The exercise: Skip the pictures and extract all of the lines exactly as written.

-- BEGIN --

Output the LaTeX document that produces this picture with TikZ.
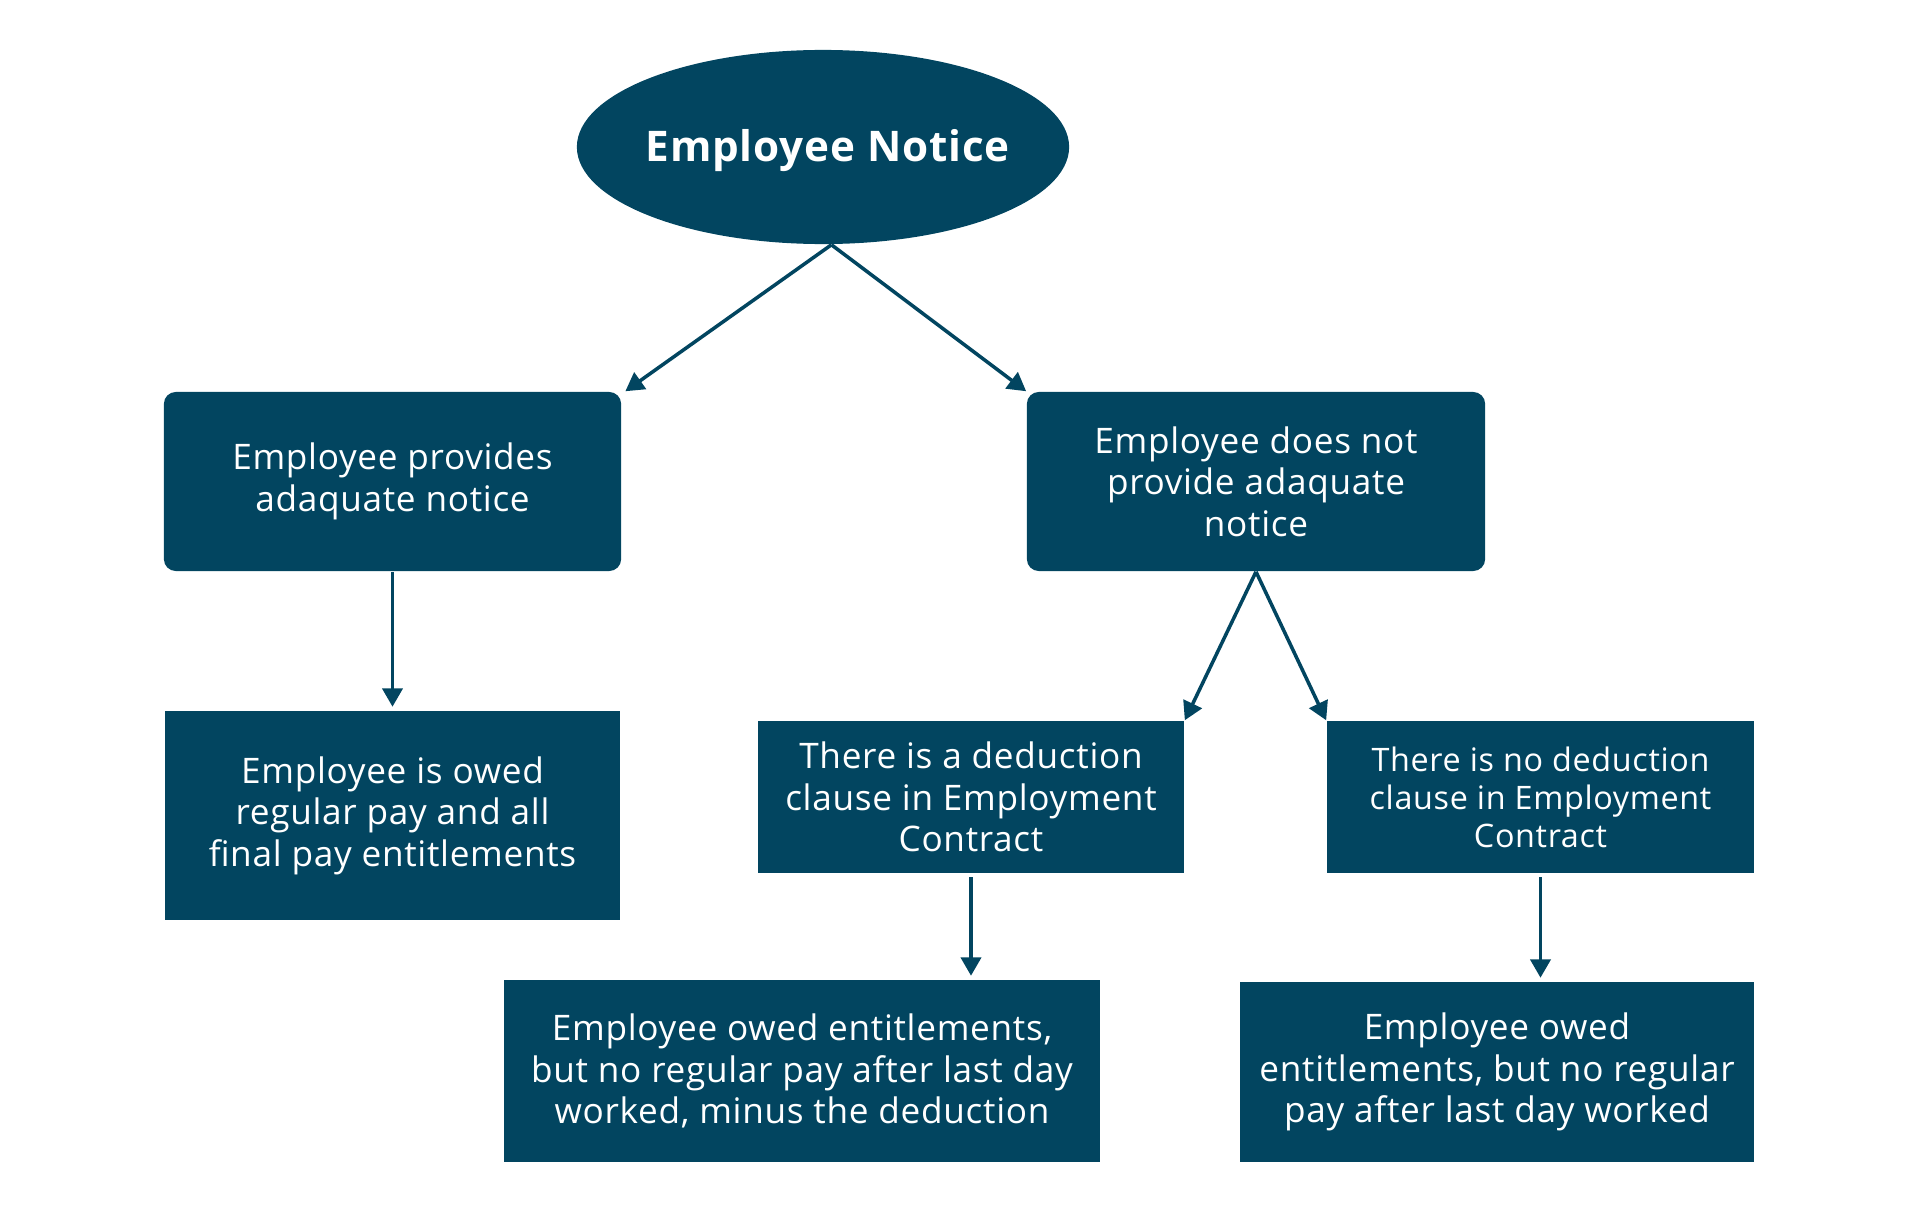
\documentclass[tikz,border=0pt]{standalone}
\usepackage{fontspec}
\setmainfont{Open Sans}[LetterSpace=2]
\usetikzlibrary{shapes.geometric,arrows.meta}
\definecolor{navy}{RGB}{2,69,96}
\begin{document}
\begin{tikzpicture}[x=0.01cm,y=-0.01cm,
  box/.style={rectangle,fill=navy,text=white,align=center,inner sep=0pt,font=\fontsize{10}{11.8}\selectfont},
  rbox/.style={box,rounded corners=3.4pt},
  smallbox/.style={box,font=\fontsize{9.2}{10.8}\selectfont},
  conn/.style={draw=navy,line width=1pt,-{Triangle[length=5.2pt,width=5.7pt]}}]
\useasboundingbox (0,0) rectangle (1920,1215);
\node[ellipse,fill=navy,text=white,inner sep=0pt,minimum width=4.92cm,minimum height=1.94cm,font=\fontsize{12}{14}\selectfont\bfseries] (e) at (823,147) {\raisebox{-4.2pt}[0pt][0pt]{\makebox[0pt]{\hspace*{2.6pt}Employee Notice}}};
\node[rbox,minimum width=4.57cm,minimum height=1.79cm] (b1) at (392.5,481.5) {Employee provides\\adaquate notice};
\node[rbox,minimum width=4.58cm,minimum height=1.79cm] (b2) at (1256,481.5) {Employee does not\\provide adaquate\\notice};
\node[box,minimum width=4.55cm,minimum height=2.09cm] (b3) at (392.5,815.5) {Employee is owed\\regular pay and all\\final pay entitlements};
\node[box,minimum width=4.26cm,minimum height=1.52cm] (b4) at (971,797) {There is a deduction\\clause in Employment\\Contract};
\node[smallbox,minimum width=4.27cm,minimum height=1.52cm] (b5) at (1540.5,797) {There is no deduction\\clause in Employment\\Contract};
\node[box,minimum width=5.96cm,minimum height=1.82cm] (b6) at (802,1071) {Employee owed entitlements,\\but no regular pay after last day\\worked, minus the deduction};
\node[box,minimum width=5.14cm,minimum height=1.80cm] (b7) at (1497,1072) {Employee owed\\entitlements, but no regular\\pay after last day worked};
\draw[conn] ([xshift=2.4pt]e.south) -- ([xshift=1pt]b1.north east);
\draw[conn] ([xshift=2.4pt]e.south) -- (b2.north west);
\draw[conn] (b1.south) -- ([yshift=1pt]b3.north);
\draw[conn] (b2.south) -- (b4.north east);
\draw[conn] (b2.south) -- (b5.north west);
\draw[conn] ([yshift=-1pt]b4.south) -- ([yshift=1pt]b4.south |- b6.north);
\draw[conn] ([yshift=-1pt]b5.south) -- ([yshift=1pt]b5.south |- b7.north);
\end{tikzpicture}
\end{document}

-- END --

Solved problem:
Output the LaTeX document that produces this picture with TikZ.
\documentclass[tikz,border=0pt]{standalone}
\usepackage{fontspec}
\setmainfont{Open Sans}[LetterSpace=2]
\usetikzlibrary{shapes.geometric,arrows.meta}
\definecolor{navy}{RGB}{2,69,96}
\begin{document}
\begin{tikzpicture}[x=0.01cm,y=-0.01cm,
  box/.style={rectangle,fill=navy,text=white,align=center,inner sep=0pt,font=\fontsize{10}{11.8}\selectfont},
  rbox/.style={box,rounded corners=3.4pt},
  smallbox/.style={box,font=\fontsize{9.2}{10.8}\selectfont},
  conn/.style={draw=navy,line width=1pt,-{Triangle[length=5.2pt,width=5.7pt]}}]
\useasboundingbox (0,0) rectangle (1920,1215);
\node[ellipse,fill=navy,text=white,inner sep=0pt,minimum width=4.92cm,minimum height=1.94cm,font=\fontsize{12}{14}\selectfont\bfseries] (e) at (823,147) {\raisebox{-4.2pt}[0pt][0pt]{\makebox[0pt]{\hspace*{2.6pt}Employee Notice}}};
\node[rbox,minimum width=4.57cm,minimum height=1.79cm] (b1) at (392.5,481.5) {Employee provides\\adaquate notice};
\node[rbox,minimum width=4.58cm,minimum height=1.79cm] (b2) at (1256,481.5) {Employee does not\\provide adaquate\\notice};
\node[box,minimum width=4.55cm,minimum height=2.09cm] (b3) at (392.5,815.5) {Employee is owed\\regular pay and all\\final pay entitlements};
\node[box,minimum width=4.26cm,minimum height=1.52cm] (b4) at (971,797) {There is a deduction\\clause in Employment\\Contract};
\node[smallbox,minimum width=4.27cm,minimum height=1.52cm] (b5) at (1540.5,797) {There is no deduction\\clause in Employment\\Contract};
\node[box,minimum width=5.96cm,minimum height=1.82cm] (b6) at (802,1071) {Employee owed entitlements,\\but no regular pay after last day\\worked, minus the deduction};
\node[box,minimum width=5.14cm,minimum height=1.80cm] (b7) at (1497,1072) {Employee owed\\entitlements, but no regular\\pay after last day worked};
\draw[conn] ([xshift=2.4pt]e.south) -- ([xshift=1pt]b1.north east);
\draw[conn] ([xshift=2.4pt]e.south) -- (b2.north west);
\draw[conn] (b1.south) -- ([yshift=1pt]b3.north);
\draw[conn] (b2.south) -- (b4.north east);
\draw[conn] (b2.south) -- (b5.north west);
\draw[conn] ([yshift=-1pt]b4.south) -- ([yshift=1pt]b4.south |- b6.north);
\draw[conn] ([yshift=-1pt]b5.south) -- ([yshift=1pt]b5.south |- b7.north);
\end{tikzpicture}
\end{document}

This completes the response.